Independentemente do balanço entre
vantagens e desvantagens potenciais de uma dolarização, o espantoso é que esse
debate tenha surgido em um país como a Argentina. Os vizinhos pagaram com perda
de competitividade, corralito, moratória da dívida e recessão profunda a saída
do regime de conversibilidade cambial vivido nos anos 1990.
Fim da indexação, queda no custo de
capital, incentivos a um ajuste fiscal são alguns dos fatores positivos
normalmente apontados. Perda da política monetária, menor capacidade de
resposta a choques externos, encarecimento da economia como um todo são
aspectos negativos. Um projeto de lei instituindo a dolarização foi apresentado
em março para impulsionar o debate. Pessoas próximas ao ex-presidente Mauricio
Macri já receberam propostas de economistas com esse mesmo teor. O deputado
libertário Javier Milei, estrela midiática da oposição e em flerte com a
extrema direita, defendeu o abandono do peso.
Além do festival de incertezas econômicas,
o quadro político é de total indefinição. As eleições ocorrem em 18 meses e não
dá para cravar os candidatos. Pelo kirchnerismo, sabe-se que Alberto Fernández
não poderá pleitear um novo mandato. Ele está com a popularidade no chão.
Cristina Kirchner detém a militância e os votos, mas sua candidatura também é
inviável: ela tem piso alto (um terço do eleitorado) e teto baixo (imensa
dificuldade em atingir maioria em um eventual segundo turno).
Na falta de nomes óbvios no grupo do Frente
de Todos, muitos veem o corredor aberto para um novo voo do moderado Daniel
Scioli, ex-governador da Província de Buenos Aires, ex- embaixador no Brasil e
recém- nomeado ministro da Produção.
As últimas pesquisas indicam a coalizão oposicionista
Juntos por el Cambio na preferência do eleitorado atualmente. Macri, que desde
a derrota em 2019 afirmava não ter interesse em voltar à Casa Rosada, se
insinua novamente. É aconselhado a não entrar em campanha por ter, como sua
rival Cristina, alta rejeição e teto baixo.

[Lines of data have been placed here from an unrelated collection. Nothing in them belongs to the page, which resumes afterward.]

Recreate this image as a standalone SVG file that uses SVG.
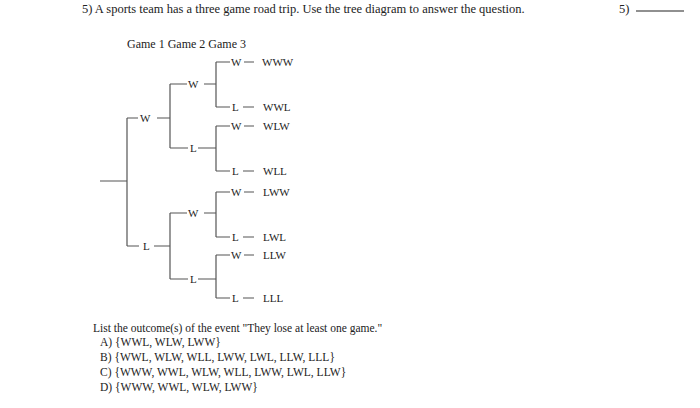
<svg xmlns="http://www.w3.org/2000/svg" width="700" height="408" viewBox="0 0 700 408">
<style>
text{font-family:"Liberation Serif",serif;font-size:11.5px;fill:#222}
.q{font-size:12.5px}
.l{font-size:11px}
line,path{stroke:#555;stroke-width:1.2;fill:none}
</style>
<rect width="700" height="408" fill="#fff"/>
<text class="q" x="82" y="13">5) A sports team has a three game road trip. Use the tree diagram to answer the question.</text>
<text class="q" x="619" y="13">5)</text>
<line x1="636" y1="11" x2="684" y2="11" style="stroke:#222"/>
<text x="127" y="48" style="font-size:12px">Game 1  Game 2  Game 3</text>
<g id="connectors">
<path d="M100 181H127M127 118V246"/>
<path d="M127 118H138M157 118H170M170 84V148"/>
<path d="M127 246H139M154 246H170M170 213V279"/>
<path d="M170 84H187M204 84H216M216 62V107"/>
<path d="M170 148H188M198 148H216M216 126V171"/>
<path d="M170 213H187M204 213H216M216 192V237"/>
<path d="M170 279H188M198 279H216M216 255V298"/>
<path d="M216 62H230M244 62H254M216 107H230M243 107H254M216 126H230M244 126H254M216 171H230M243 171H254"/>
<path d="M216 192H230M244 192H254M216 237H230M243 237H254M216 255H230M244 255H254M216 298H230M243 298H254"/>
</g>
<g id="g1">
<text class="l" x="140" y="122">W</text>
<text class="l" x="143" y="250">L</text>
</g>
<g id="g2">
<text class="l" x="188" y="88">W</text>
<text class="l" x="190" y="152">L</text>
<text class="l" x="188" y="217">W</text>
<text class="l" x="190" y="283">L</text>
</g>
<g id="g3">
<text class="l" x="231" y="66">W</text><text class="l" x="262" y="66">WWW</text>
<text class="l" x="232" y="111">L</text><text class="l" x="263" y="111">WWL</text>
<text class="l" x="231" y="130">W</text><text class="l" x="263" y="130">WLW</text>
<text class="l" x="232" y="175">L</text><text class="l" x="263" y="175">WLL</text>
<text class="l" x="231" y="196">W</text><text class="l" x="263" y="196">LWW</text>
<text class="l" x="232" y="241">L</text><text class="l" x="263" y="241">LWL</text>
<text class="l" x="231" y="259">W</text><text class="l" x="263" y="259">LLW</text>
<text class="l" x="232" y="302">L</text><text class="l" x="263" y="302">LLL</text>
</g>
<text x="93" y="332">List the outcome(s) of the event "They lose at least one game."</text>
<text x="100" y="346">A) {WWL, WLW, LWW}</text>
<text x="100" y="361">B) {WWL, WLW, WLL, LWW, LWL, LLW, LLL}</text>
<text x="100" y="376">C) {WWW, WWL, WLW, WLL, LWW, LWL, LLW}</text>
<text x="100" y="391">D) {WWW, WWL, WLW, LWW}</text>
</svg>
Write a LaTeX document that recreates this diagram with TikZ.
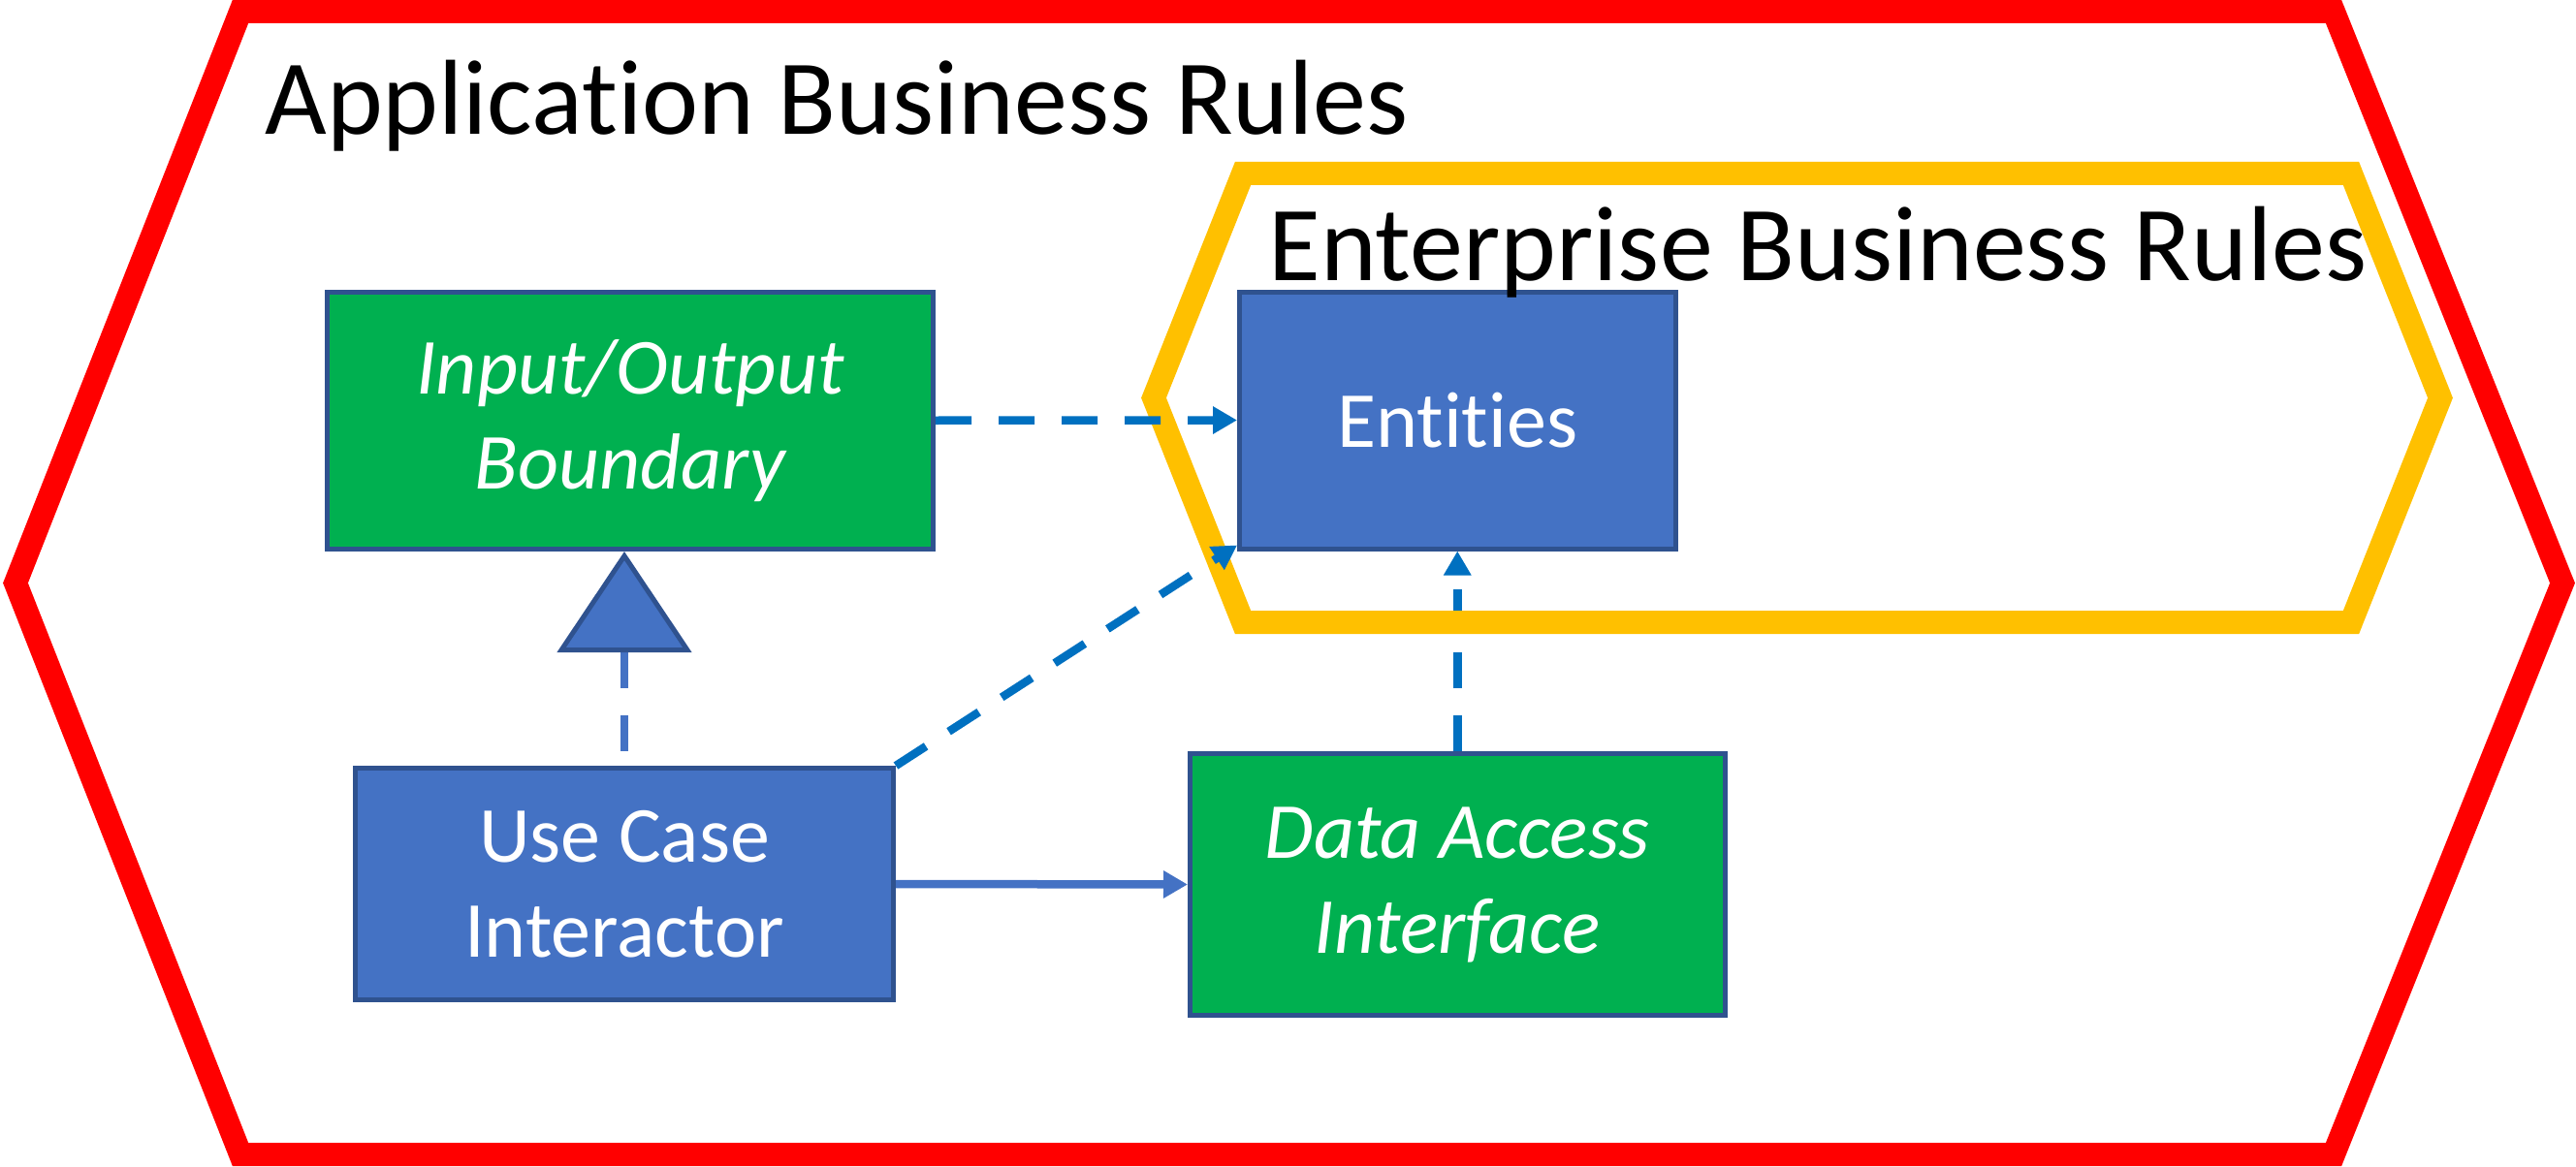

Horacio Larreta, prefeito de Buenos
Aires completando dois mandatos, e Patricia Bullrich, ex-ministra de Segurança
no governo Macri, podem disputar as primárias.
Outra dúvida é onde se encaixa Milei (La
Libertad Avanza), o economista de penteado insólito que ganhou fama fazendo
comentários na TV e chegou a ser mencionado como o preferido de 20% nas
sondagens. Pode candidatar-se ou aliar-se ao grupo de Macri. Entre as ideias
que ele prega abertamente, está o comércio legalizado de órgãos humanos.
Obrigação
A Argentina relançou sua tentativa de
sediar a Copa de 2030 com Uruguai, Paraguai e Chile. Ao mesmo tempo, Bariloche
se apresentou como candidata para receber a Exposição Universal de 2027. Málaga
(Espanha), Minnesota (EUA), Belgrado (Sérvia) e Phuket (Tailândia) concorrem.